Bankers said the move will delay margin recovery since they cannot cut deposit rates sharply due to stiff competition from alternative investment avenues such as mutual funds.
Though the lending rate cut is lower than the 25-basis point repo rate cut announced by the RBI, it is likely to delay the recovery in bank NIMs, they said.
On Friday, SBI cut its benchmark MCLR rate by five basis points across all tenures. The interest rate on its special Amrit Vrishti 444-day deposit scheme was also cut by 15 basis points to 6.45% while the rate on the two years to less than three years deposit bucket has also been reduced to 6.40% from 6.45%. The new rates are effective from December 15.

One basis point is 0.01 percentage point.
Indian Overseas Bank (IOB), Bank of Baroda and HDFC Bank have also reduced their benchmark MCLR rates by an identical five basis points.Bankers said rate cuts post policy take into account funding costs and are likely to have an impact on NIMs.
“We have reduced our MCLR after our asset liability committee meeting, which is generally held before the 14th of every month,” said Ajay Kumar Srivastava, chief executive of IOB. “Going forward, we expect some pressure on margins because deposit rates have limited scope of going down from these levels. The improvement in margins that we expected in the third quarter may be further delayed.”
NIM, or the difference between the yield earned on loans and that paid for deposits, is considered a key matrix for judging banking profitability.

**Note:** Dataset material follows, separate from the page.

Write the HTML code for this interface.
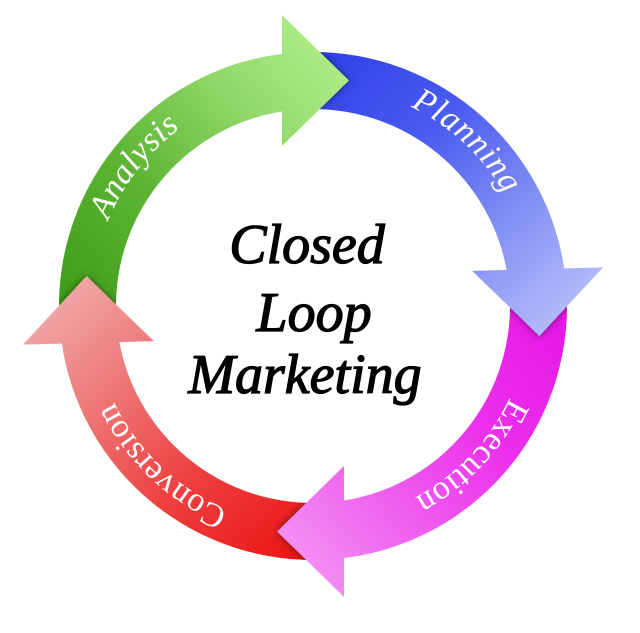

Interest rates on fresh loans have come off 76 basis points since the RBI started the rate cut cycle in February, while those on outstanding loans have fallen 58 basis points.
With fresh deposit rates already down more than 100 basis points and banks facing stiff competition from alternate investment avenues like mutual funds, any cut in lending rate will dent NIMs.
More importantly, MCLR cut impacts only a part of bank loans because a large chunk of loans, especially to retail and MSME segments, are linked to benchmarks like repo and are automatically repriced lower as soon as rates are reduced by RBI.
“More than 85% of bank loans are priced via an external benchmark or through the MCLR calculation, which means all cuts impact margins directly, especially if deposit rates don’t move much,” said the CEO of a large public sector bank. “With the latest cut, the recovery of bank margins will be delayed,” he added.
Of course, another rate cut by the RBI in its next policy could change the math.
Manish Ostwal, fund manager at Nirmal Bang PMS, said he expects bank margins to improve only in the first quarter of the next fiscal.
“One can clearly say that the margin improvement expected for banks will slow down,” he said. “MCLR rate still corners a large chunk of bank loans, but the only silver lining is that growth in the busy season is coming from relatively high yielding segments like personal and SME loans, which could help cushion some impact.”